The same folks I had lunch with on Friday all mentioned Crenshaw as a dark horse candidate in this one. We’re not Republicans – I know, you’re shocked – so take that for what it’s worth. And brace yourself for more Wall ads.

Shared fundraising

I like this.

Seven Democrats facing off in a single Texas congressional primary have an odd way of fighting it out.

On Tuesday, they plan to put aside their differences and fundraise, together. That’s because the money they raise will go to the primary winner – no matter who it is.

This “unity fundraiser” in Dallas is sponsored by a Texas chapter of the group “Swing Left,” an organization that raises money for swing district Democrats and promises to cut a check for the eventual primary winner.

“Everyone has committed to supporting the eventual nominee,” said former Obama administration official Ed Meier, one of seven Democratic primary opponents hoping to challenge Rep. Pete Sessions, R-Texas, in the general election. “It’s in that spirit that the Swing Left fundraiser makes a ton of sense. We want to capitalize on that positive energy and spirit right now.”

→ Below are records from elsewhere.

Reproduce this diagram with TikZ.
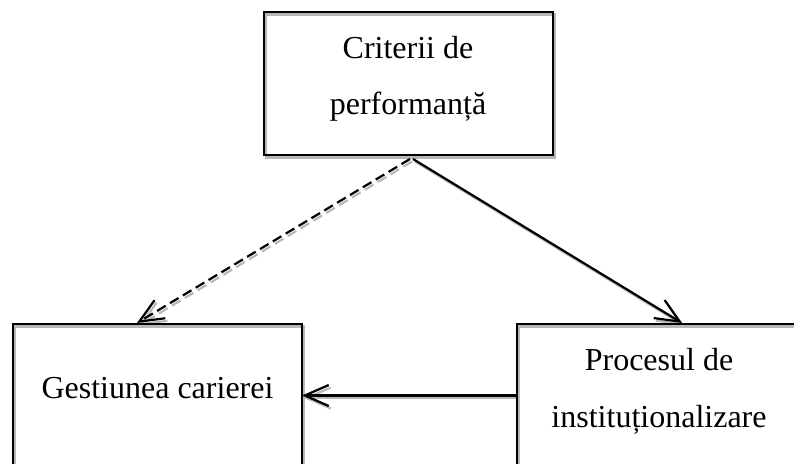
\documentclass[tikz,border=0pt]{standalone}
\usepackage{fontspec}
\setmainfont{Liberation Serif}
\usetikzlibrary{arrows.meta,calc}
\tikzset{
  box/.style={rectangle, minimum width=289pt, minimum height=143pt, inner sep=0pt, outer sep=0pt},
  lbl/.style={font=\fontsize{32}{38}\selectfont, inner sep=0pt, anchor=base},
  edge/.style={line width=2.2pt},
  arr/.style={edge, -{Straight Barb[length=24pt,width=21pt]}},
  dsh/.style={arr, dash pattern=on 10pt off 5pt},
}
\newcommand{\drawall}[1]{%
  \draw[edge,#1] (top.south west) rectangle (top.north east);
  \draw[edge,#1] (left.south west) rectangle (left.north east);
  \draw[edge,#1] (right.south west) rectangle (right.north east);
  \draw[dsh,#1] (s1) -- (e1);
  \draw[arr,#1] (s2) -- (e2);
  \draw[arr,#1] (right.west) -- (left.east);
}
\begin{document}
\begin{tikzpicture}[x=1pt,y=-1pt]
\useasboundingbox (0,0) rectangle (794,463);
\clip (0,0) rectangle (794,463);
\node[box] (top) at (408.5,83.5) {};
\node[box] (left) at (157.5,395.5) {};
\node[box] (right) at (661.5,395.5) {};
\coordinate (s1) at ($(top.south)+(1.5,4)$);
\coordinate (s2) at ($(top.south)+(4.5,4)$);
\coordinate (e1) at ($(left.north)+(-20.5,-1)$);
\coordinate (e2) at ($(right.north)+(20.5,-1)$);
\begin{scope}[transform canvas={shift={(2pt,-2.5pt)}}]
  \drawall{black!28}
\end{scope}
\drawall{black}
\node[lbl] (t1) at (408,58) {Criterii de};
\node[lbl] (t2) at (408,114) {performanță};
\node[lbl] (t3) at (157.5,398) {Gestiunea carierei};
\node[lbl] (t4) at (659,370) {Procesul de};
\node[lbl] (t5) at (659,427) {instituționalizare};
\end{tikzpicture}
\end{document}
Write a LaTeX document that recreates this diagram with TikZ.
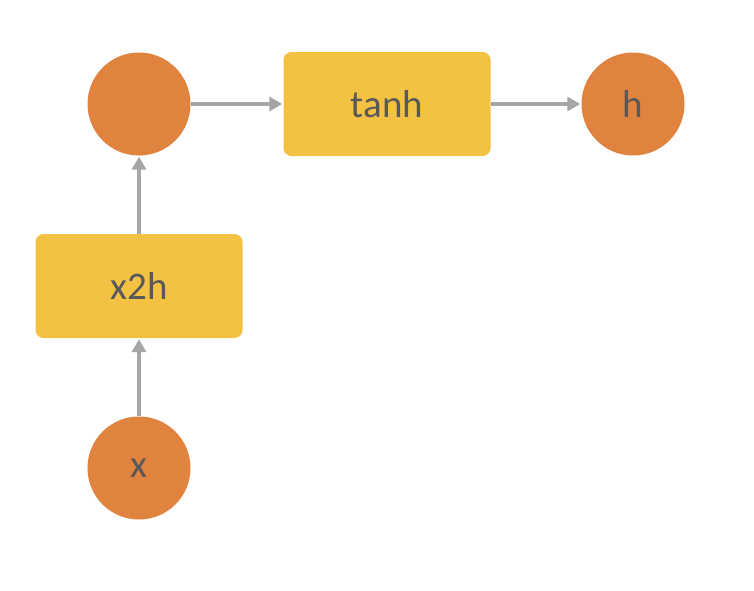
\documentclass[tikz,border=0pt]{standalone}
\usepackage{fontspec}
\setmainfont{Carlito}
\usetikzlibrary{arrows.meta}
\definecolor{orng}{HTML}{E0833F}
\definecolor{ylw}{HTML}{F4C242}
\definecolor{txt}{HTML}{595959}
\definecolor{arr}{HTML}{A6A6A6}
\tikzset{
  circ/.style={circle,fill=orng,minimum size=103pt,inner sep=0pt,text=txt,font=\fontsize{39}{44}\selectfont},
  boxn/.style={rectangle,rounded corners=8pt,fill=ylw,minimum width=207pt,minimum height=104pt,inner sep=0pt,text=txt,font=\fontsize{39}{44}\selectfont},
  conn/.style={draw=arr,line width=4pt,-{Triangle[length=13pt,width=14pt]},shorten >=1pt}
}
\begin{document}
\begin{tikzpicture}[x=1pt,y=-1pt]
\useasboundingbox[fill=white] (0,0) rectangle (754,590);
\node[circ] (s) at (139,104) {};
\node[boxn] (t) at (387,104) {tanh};
\node[circ] (h) at (633,104) {h};
\node[boxn] (x2h) at (139,286) {x2h};
\node[circ] (x) at (139,468) {x};
\draw[conn] (s) -- (t);
\draw[conn] (t) -- (h);
\draw[conn] (x2h) -- (s);
\draw[conn] (x) -- (x2h);
\end{tikzpicture}
\end{document}
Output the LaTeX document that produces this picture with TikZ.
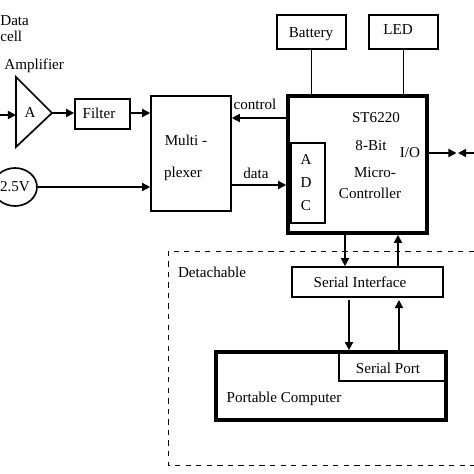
\documentclass[tikz,border=0pt]{standalone}
\usepackage{fontspec}
\setmainfont{Liberation Serif}
\usetikzlibrary{arrows.meta,shapes.geometric}
\tikzset{
  block/.style={draw,line width=0.95pt,inner sep=0pt},
  heavyblock/.style={draw,line width=2.1pt,inner sep=0pt},
  lbl/.style={inner sep=0pt,font=\fontsize{8.6}{10}\selectfont},
  wire/.style={line width=0.9pt}
}
\begin{document}
\begin{tikzpicture}[>={Stealth[inset=0pt,length=4.6pt,width=4.6pt]},x=0.02cm,y=-0.02cm]
    \useasboundingbox (0,0) rectangle (474,474);
    \clip (0,0) rectangle (474,474);
    % input side
    \node[lbl,anchor=west] (datalbl) at (0,21) {Data};
    \node[lbl,anchor=west] (celllbl) at (0,36) {cell};
    \node[lbl,anchor=west] (amplbl) at (4,66) {Amplifier};
    \coordinate (ampin) at (16,113);
    \coordinate (ampout) at (52,113);
    \coordinate (sigin) at (0,115);
    \draw[line width=0.95pt] (16,77) -- (ampout) -- (16,147) -- cycle;
    \node[lbl] (amptxt) at (30,113) {A};
    \node[block,minimum width=1.1cm,minimum height=0.6cm] (filter) at (102.5,114) {};
    \node[lbl] (filterlbl) at (99,113) {Filter};
    \node[block,minimum width=1.6cm,minimum height=2.3cm] (mux) at (191,153.5) {};
    \node[lbl] (muxa) at (186,140) {Multi -};
    \node[lbl] (muxb) at (183,174) {plexer};
    \node[draw,ellipse,line width=0.95pt,inner sep=0pt,minimum width=0.88cm,minimum height=0.76cm,font=\fontsize{8.6}{10}\selectfont] (ref) at (15,187) {2.5V};
    % controller
    \node[heavyblock,minimum width=2.78cm,minimum height=2.74cm] (mcu) at (357.5,164.5) {};
    \node[block,line width=0.8pt,minimum width=0.68cm,minimum height=1.6cm] (adc) at (308,183) {};
    \node[lbl] (adca) at (306,160) {A};
    \node[lbl] (adcd) at (306,183) {D};
    \node[lbl] (adcc) at (306,206) {C};
    \node[lbl] (mcua) at (376,118) {ST6220};
    \node[lbl] (mcub) at (371,146) {8-Bit};
    \node[lbl] (mcuc) at (375,173) {Micro-};
    \node[lbl] (mcud) at (370,193) {Controller};
    \node[lbl] (iolbl) at (410,153) {I/O};
    \node[block,minimum width=1.38cm,minimum height=0.68cm] (battery) at (311.5,32) {};
    \node[lbl] (batterylbl) at (311,34) {Battery};
    \node[block,minimum width=1.38cm,minimum height=0.68cm] (led) at (403.5,32) {};
    \node[lbl] (ledlbl) at (398,30) {LED};
    \node[lbl] (ctrllbl) at (255,104) {control};
    \node[lbl] (datalbl2) at (256,173) {data};
    % detachable part
    \coordinate (dashtr) at (474,251);
    \coordinate (dashbr) at (474,465);
    \draw[line width=0.55pt,dash pattern=on 3pt off 3pt] (dashtr) -- (168,251) -- (168,465) -- (dashbr);
    \node[lbl] (detach) at (212,272) {Detachable};
    \node[block,minimum width=3.02cm,minimum height=0.6cm] (serial) at (367.5,282) {};
    \node[lbl] (seriallbl) at (360,282) {Serial Interface};
    \node[heavyblock,minimum width=4.6cm,minimum height=1.36cm] (pc) at (331,386) {};
    \node[lbl] (pclbl) at (284,399) {Portable Computer};
    \node[block,line width=0.8pt,minimum width=2.14cm,minimum height=0.58cm] (port) at (392.5,366.5) {};
    \node[lbl] (portlbl) at (388,368) {Serial Port};
    % connectors
    \coordinate (ctrlx) at (0,118);
    \coordinate (datax) at (0,185);
    \coordinate (downa) at (345,0);
    \coordinate (upa) at (398,0);
    \coordinate (downb) at (349,300);
    \coordinate (upb) at (399,300);
    \coordinate (iomeet) at (456.5,153);
    \coordinate (iomeetb) at (458,153);
    \coordinate (ioend) at (474,153);
    \draw[wire,->] (sigin) -- (ampin |- sigin);
    \draw[wire,->] (ampout) -- (filter.west |- ampout);
    \draw[wire,->] (filter.east |- ampout) -- (mux.west |- ampout);
    \draw[wire,->] (ref.east) -- (mux.west |- ref.east);
    \draw[wire,->] (mcu.west |- ctrlx) -- (mux.east |- ctrlx);
    \draw[wire,->] (mux.east |- datax) -- (mcu.west |- datax);
    \draw[wire] (battery.south) -- (mcu.north -| battery.south);
    \draw[wire] (led.south) -- (mcu.north -| led.south);
    \draw[wire,->] (mcu.east |- iomeet) -- (iomeet);
    \draw[wire,->] (ioend) -- (iomeetb);
    \draw[wire,->] (mcu.south -| downa) -- (serial.north -| downa);
    \draw[wire,->] (serial.north -| upa) -- (mcu.south -| upa);
    \draw[wire,->] (downb) -- (pc.north -| downb);
    \draw[wire,->] (pc.north -| upb) -- (upb);
\end{tikzpicture}
\end{document}
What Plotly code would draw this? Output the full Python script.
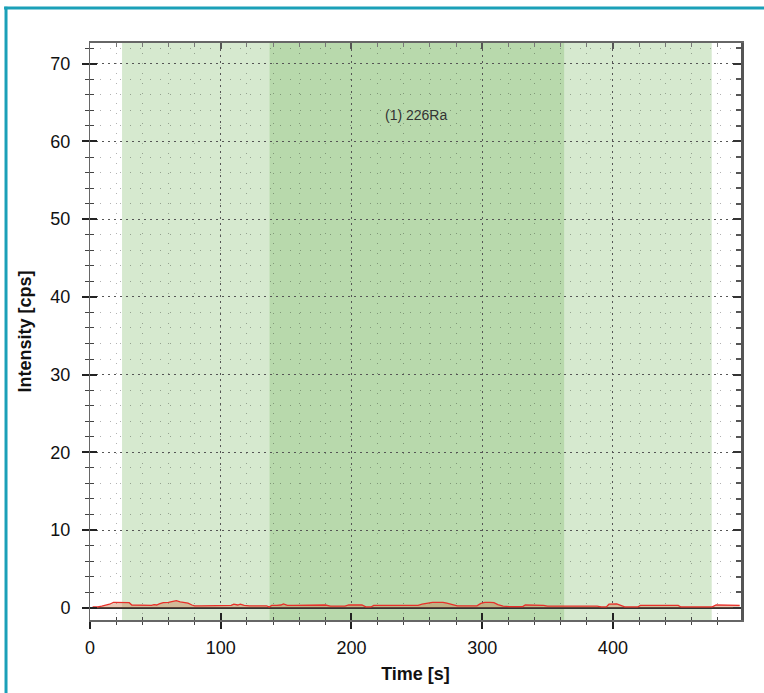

The organization hopes to help candidates who emerge cash-poor from primaries with an early infusion to help them hire staff or buy ads. Local groups have raised money with everything from wine and cheese parties to one 10-hour “fund-rager” at a bar.

The “unity fundraiser” at a Dallas banquet room may be a new twist, and more than 80 people have registered to attend. Swing Left and allied groups have raised $135,821 to help the nominee in the general election.

According to the Swing Left TX07 Facebook page, from which I got this link, there has been a similar for-the-winner effort going on in CD07, with some $130K being available at this time. (The recent unpleasantness with the DCCC does not appear to have derailed this, thankfully.) It’s a good idea, not just for the resources but also because it invests voters in the race. The more of this we can do, the better.